*Instructions to follow*
Look for the line containing "Write a Python" and the line containing "t_meas = np.arange(201) * 0.1 - 1.0"; retype them and all lines between, exactly, and leave out the pictures.

*Records provided*
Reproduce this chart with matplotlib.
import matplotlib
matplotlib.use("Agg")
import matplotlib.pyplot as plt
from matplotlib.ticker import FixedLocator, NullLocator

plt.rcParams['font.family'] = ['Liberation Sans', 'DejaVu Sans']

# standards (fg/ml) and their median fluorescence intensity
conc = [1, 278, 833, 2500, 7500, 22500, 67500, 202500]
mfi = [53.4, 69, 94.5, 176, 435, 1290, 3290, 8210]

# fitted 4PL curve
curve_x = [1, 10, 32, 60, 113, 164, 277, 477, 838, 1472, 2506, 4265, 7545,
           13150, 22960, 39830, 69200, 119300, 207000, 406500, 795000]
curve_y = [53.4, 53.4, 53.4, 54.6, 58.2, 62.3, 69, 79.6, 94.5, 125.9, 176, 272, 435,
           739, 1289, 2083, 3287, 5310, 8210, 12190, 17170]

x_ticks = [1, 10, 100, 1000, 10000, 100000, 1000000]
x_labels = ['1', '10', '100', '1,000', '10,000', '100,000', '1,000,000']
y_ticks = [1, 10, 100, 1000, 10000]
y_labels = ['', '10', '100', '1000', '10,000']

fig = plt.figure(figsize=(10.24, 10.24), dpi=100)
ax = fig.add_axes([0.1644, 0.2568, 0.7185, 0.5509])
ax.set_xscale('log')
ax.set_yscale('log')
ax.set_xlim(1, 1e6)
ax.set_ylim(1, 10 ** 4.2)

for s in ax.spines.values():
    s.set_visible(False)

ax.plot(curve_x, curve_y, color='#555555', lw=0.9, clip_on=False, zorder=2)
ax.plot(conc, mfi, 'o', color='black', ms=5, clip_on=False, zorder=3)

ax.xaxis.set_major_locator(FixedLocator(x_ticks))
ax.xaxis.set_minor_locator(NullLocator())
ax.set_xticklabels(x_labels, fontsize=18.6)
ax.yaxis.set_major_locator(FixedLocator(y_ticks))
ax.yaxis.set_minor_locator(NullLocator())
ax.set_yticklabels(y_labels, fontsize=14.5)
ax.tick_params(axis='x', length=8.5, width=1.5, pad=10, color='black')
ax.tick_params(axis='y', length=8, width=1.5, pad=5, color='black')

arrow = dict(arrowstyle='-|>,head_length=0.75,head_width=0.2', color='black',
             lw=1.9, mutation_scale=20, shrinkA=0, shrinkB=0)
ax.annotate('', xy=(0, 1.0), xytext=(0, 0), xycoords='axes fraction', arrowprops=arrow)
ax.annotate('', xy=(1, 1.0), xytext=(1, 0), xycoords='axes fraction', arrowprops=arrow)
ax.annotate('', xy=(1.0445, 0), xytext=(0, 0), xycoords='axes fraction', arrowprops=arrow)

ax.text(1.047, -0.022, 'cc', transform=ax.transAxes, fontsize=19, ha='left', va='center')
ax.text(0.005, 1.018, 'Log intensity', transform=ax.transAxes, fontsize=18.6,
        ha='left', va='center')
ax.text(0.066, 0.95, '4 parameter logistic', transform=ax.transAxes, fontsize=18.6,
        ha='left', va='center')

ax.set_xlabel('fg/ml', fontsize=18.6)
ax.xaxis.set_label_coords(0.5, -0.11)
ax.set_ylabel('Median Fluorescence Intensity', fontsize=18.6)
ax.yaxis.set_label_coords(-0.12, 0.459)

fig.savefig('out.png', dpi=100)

--

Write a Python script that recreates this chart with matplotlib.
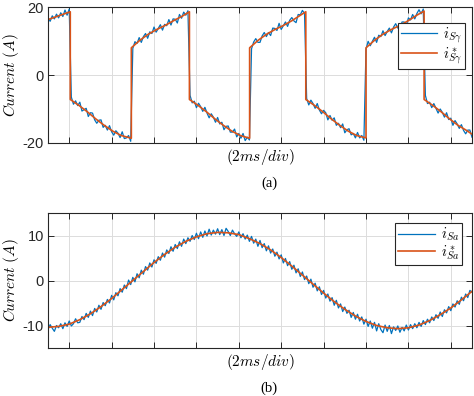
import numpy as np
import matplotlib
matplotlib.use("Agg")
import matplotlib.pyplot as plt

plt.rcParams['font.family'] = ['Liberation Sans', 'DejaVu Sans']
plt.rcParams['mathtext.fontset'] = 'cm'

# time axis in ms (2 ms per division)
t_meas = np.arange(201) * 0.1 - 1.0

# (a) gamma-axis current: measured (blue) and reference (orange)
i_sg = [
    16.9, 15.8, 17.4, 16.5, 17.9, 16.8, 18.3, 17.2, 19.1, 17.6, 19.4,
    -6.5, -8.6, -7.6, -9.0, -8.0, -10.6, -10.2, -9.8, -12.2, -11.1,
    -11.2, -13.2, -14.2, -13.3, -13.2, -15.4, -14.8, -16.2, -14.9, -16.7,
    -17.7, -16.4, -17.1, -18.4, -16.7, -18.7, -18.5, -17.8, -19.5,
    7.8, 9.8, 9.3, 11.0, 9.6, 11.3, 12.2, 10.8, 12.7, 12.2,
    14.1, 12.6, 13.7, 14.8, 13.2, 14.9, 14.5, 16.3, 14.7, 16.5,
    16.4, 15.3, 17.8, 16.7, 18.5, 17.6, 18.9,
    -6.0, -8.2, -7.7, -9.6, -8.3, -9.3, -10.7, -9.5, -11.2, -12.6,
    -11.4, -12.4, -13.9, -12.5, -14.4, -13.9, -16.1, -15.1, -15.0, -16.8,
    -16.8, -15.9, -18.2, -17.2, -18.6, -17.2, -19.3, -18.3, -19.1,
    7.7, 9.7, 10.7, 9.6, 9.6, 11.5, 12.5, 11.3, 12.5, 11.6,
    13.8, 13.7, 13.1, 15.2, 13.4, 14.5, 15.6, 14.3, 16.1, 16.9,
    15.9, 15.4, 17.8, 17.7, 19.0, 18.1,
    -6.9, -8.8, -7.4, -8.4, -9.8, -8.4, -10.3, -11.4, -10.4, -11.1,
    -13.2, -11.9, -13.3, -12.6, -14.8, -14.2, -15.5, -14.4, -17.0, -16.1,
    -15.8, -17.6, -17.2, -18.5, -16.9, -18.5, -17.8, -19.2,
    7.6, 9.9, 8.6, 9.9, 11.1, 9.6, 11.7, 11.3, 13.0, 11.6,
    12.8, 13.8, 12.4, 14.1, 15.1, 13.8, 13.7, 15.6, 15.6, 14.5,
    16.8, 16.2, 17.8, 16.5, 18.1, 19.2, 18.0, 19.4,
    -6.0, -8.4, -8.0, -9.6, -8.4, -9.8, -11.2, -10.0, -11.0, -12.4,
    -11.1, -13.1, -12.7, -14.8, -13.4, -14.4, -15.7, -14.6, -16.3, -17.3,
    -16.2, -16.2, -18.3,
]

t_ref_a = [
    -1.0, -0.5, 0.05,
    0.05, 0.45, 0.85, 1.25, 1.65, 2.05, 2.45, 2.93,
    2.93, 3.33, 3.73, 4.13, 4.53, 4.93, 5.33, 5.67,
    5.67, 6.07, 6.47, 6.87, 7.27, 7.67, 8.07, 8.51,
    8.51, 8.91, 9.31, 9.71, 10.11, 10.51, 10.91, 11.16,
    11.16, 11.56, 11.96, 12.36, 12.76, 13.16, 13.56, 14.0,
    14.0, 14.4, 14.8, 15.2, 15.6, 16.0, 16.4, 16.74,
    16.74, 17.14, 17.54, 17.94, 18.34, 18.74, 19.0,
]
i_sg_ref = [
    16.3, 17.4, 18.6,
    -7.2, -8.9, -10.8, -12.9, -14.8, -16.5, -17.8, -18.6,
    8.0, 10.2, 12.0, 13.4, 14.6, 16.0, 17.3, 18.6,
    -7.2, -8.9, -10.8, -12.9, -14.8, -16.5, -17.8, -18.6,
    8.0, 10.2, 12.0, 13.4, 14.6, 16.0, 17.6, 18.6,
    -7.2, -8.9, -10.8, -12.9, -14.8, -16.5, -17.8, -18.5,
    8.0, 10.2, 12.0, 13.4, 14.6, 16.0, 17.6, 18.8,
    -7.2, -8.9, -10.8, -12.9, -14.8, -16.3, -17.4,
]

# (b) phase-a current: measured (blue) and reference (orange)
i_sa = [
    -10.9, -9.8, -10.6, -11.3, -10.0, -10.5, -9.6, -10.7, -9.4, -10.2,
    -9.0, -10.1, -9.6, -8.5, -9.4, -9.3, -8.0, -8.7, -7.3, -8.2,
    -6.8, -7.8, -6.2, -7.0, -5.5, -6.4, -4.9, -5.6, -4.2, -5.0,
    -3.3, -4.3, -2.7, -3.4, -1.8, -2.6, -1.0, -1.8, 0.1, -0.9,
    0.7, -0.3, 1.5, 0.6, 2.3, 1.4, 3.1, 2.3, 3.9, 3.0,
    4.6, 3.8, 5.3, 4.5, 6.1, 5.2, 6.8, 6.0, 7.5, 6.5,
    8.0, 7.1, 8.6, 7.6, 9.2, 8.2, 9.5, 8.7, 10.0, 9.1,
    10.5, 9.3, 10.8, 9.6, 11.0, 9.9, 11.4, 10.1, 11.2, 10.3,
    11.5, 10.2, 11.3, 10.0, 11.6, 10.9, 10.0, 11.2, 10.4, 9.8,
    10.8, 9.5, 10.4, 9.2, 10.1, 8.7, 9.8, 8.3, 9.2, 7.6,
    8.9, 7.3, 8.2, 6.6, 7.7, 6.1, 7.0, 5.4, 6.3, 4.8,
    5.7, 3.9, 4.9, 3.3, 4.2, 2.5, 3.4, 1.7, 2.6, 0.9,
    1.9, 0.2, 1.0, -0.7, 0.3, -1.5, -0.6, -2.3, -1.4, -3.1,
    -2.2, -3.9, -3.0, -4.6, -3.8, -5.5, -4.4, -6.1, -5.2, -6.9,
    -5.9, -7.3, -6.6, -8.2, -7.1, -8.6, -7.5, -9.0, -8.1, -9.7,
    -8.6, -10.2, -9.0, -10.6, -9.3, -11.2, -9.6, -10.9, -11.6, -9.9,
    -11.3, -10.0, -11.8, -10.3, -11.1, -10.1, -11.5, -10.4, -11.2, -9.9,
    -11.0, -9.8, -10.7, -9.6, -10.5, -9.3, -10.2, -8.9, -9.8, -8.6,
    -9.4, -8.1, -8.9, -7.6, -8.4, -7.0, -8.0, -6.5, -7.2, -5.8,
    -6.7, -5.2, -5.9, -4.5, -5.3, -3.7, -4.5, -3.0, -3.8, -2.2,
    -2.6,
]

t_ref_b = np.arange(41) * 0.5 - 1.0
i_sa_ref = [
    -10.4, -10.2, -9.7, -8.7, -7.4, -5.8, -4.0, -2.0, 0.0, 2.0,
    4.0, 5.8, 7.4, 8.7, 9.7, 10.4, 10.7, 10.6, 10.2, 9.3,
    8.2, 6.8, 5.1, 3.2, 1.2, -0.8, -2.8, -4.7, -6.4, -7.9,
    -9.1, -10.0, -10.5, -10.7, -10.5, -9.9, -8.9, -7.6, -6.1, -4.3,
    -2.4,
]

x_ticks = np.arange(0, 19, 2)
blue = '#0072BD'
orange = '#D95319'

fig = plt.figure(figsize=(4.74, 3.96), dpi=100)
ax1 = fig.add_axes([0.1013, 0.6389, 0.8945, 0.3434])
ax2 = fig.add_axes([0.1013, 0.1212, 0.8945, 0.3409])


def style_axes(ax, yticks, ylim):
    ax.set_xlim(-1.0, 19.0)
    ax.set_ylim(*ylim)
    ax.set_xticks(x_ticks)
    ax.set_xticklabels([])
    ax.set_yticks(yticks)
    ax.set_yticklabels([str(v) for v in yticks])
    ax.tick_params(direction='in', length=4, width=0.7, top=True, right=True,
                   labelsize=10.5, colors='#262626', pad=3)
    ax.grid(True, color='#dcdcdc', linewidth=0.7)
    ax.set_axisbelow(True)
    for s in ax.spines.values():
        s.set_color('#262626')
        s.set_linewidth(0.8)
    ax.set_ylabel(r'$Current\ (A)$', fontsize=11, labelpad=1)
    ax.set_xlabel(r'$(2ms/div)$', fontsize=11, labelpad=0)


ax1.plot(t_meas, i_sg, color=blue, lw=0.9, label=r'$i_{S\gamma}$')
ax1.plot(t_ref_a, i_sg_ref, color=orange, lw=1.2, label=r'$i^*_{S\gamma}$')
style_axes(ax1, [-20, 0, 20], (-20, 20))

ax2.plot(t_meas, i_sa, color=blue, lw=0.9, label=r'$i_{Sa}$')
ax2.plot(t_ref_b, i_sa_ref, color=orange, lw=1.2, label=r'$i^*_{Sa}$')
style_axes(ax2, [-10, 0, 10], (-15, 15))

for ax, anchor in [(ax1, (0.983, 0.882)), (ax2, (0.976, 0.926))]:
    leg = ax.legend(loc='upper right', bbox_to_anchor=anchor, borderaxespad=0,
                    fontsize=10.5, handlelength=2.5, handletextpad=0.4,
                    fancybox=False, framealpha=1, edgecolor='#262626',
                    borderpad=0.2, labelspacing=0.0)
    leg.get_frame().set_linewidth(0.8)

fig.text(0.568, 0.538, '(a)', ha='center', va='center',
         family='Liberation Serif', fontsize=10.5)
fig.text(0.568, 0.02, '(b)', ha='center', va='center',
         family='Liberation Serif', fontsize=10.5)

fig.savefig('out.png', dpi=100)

*Written response*
Write a Python script that recreates this chart with matplotlib.
import numpy as np
import matplotlib
matplotlib.use("Agg")
import matplotlib.pyplot as plt

plt.rcParams['font.family'] = ['Liberation Sans', 'DejaVu Sans']
plt.rcParams['mathtext.fontset'] = 'cm'

# time axis in ms (2 ms per division)
t_meas = np.arange(201) * 0.1 - 1.0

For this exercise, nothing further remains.